Yuri6037 commented 3 years ago

Hello, again another crash! This time running PopOS 20.10:

NAME="Pop!_OS"
VERSION="20.10"
ID=pop
ID_LIKE="ubuntu debian"
PRETTY_NAME="Pop!_OS 20.10"
VERSION_ID="20.10"
HOME_URL="https://pop.system76.com"
SUPPORT_URL="https://support.system76.com"
BUG_REPORT_URL="https://github.com/pop-os/pop/issues"
PRIVACY_POLICY_URL="https://system76.com/privacy"
VERSION_CODENAME=groovy
UBUNTU_CODENAME=groovy
LOGO=distributor-logo-pop-os

If this continues, I may have to consider downgrading this computer back to Windows which I know was far more reliable when it comes to GPU/driver crashes. It still was crashing but much fewer times than what I observe here. It's like each month I get a new crash and that's already too much because at the end it might cause permanent damage and/or data loss over some of the HDDs...

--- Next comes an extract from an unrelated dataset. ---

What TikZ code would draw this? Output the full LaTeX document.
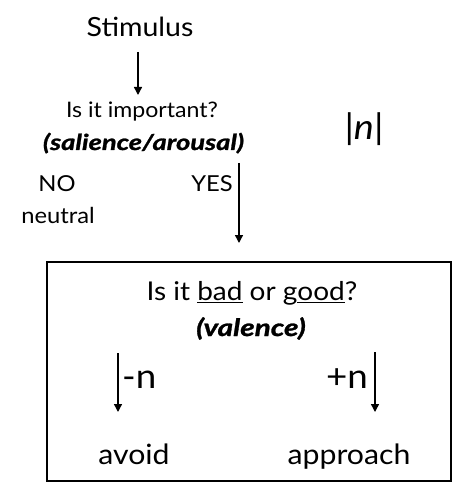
\documentclass[tikz,border=0pt]{standalone}
\usepackage{fontspec}
\setmainfont[FakeStretch=1.08]{Lato}
\usetikzlibrary{arrows.meta}
\newcommand\myul[1]{\leavevmode\setbox0\hbox{#1}\rlap{\rule[-3.4pt]{\wd0}{1.1pt}}\box0\relax}
\tikzset{
  txt/.style={inner sep=0pt, anchor=base},
  heavy/.style={font=\fontsize{#1}{#1}\selectfont\bfseries\itshape\addfontfeatures{FakeStretch=1.24,FakeBold=1.2}},
  arr/.style={line width=1.4pt, -{Triangle[width=8pt,length=8pt]}},
}
\begin{document}
\begin{tikzpicture}[x=1pt,y=-1pt]
\useasboundingbox (0,0) rectangle (474,502);
\node[txt, font=\fontsize{26.4}{28}\selectfont] (stim) at (140,37) {Stimulus};
\node[txt, font=\fontsize{21.4}{24}\selectfont] (imp) at (142,118) {Is it important?};
\node[txt, heavy=22] (sal) at (143.5,150) {(salience/arousal)};
\node[txt, font=\fontsize{35}{38}\selectfont] (absn) at (364,140) {\textbar\textit{n}\textbar};
\node[txt, font=\fontsize{22}{24}\selectfont] (no) at (57,192) {NO};
\node[txt, font=\fontsize{22}{24}\selectfont] (neu) at (58,223) {neutral};
\node[txt, font=\fontsize{22}{24}\selectfont] (yes) at (212,192) {YES};
\node[draw, line width=1.6pt, minimum width=404pt, minimum height=219pt, inner sep=0pt] (box) at (249,371.5) {};
\node[txt, font=\fontsize{25.9}{28}\selectfont] (val) at (252,300) {Is it \myul{bad} or g\myul{ood}?};
\node[txt, heavy=24] (valc) at (251,336) {(valence)};
\node[txt, anchor=base west, font=\fontsize{34}{36}\selectfont] (neg) at (122,388) {-n};
\node[txt, anchor=base east, font=\fontsize{34}{36}\selectfont] (pos) at (368,388) {+n};
\node[txt, font=\fontsize{28}{30}\selectfont] (avoid) at (134,464) {avoid};
\node[txt, font=\fontsize{28}{30}\selectfont] (appr) at (349,464) {approach};
\coordinate (a1s) at (138,52);
\coordinate (a1e) at (138,95);
\coordinate (a2s) at (239,163);
\coordinate (a2e) at (239,243);
\coordinate (a3s) at (118,353);
\coordinate (a3e) at (118,412);
\coordinate (a4s) at (375,352);
\coordinate (a4e) at (375,412);
\draw[arr] (a1s) -- (a1e);
\draw[arr] (a2s) -- (a2e);
\draw[arr] (a3s) -- (a3e);
\draw[arr] (a4s) -- (a4e);
\end{tikzpicture}
\end{document}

EDIT: Here in case anyone wants to try debugging that I found a way to dump the dmesg of the boot that came to a lock-up right after openning the session: https://pastebin.com/FdmWdtRA

Yuri6037 commented 3 years ago

Hi today another crash has occured but something is strange about this one: all the system has frozen not just NVIDIA, network crashed as well. Motherboard reset switched worked as always. However some weird logs occured in journalctl -k -b -1:

Jan 13 15:09:05 yuri-ws kernel: scsi 9:0:0:0: CD-ROM            Linux    File-CD Gadget   0414 PQ: 0 ANSI: 2
Jan 13 15:09:05 yuri-ws kernel: sr 9:0:0:0: Power-on or device reset occurred
Jan 13 15:09:05 yuri-ws kernel: sr 9:0:0:0: [sr1] scsi-1 drive
Jan 13 15:09:05 yuri-ws kernel: sr 9:0:0:0: Attached scsi CD-ROM sr1
Jan 13 15:09:05 yuri-ws kernel: sr 9:0:0:0: Attached scsi generic sg8 type 5
Jan 13 15:32:42 yuri-ws kernel: ISO 9660 Extensions: Microsoft Joliet Level 1
Jan 13 15:32:42 yuri-ws kernel: ISOFS: changing to secondary root
Jan 13 16:34:58 yuri-ws kernel: usb 5-1: reset high-speed USB device number 2 using xhci_hcd

The last line about USB is right before the complete system freeze. Any way xhci_hcd is causing system lock-ups now?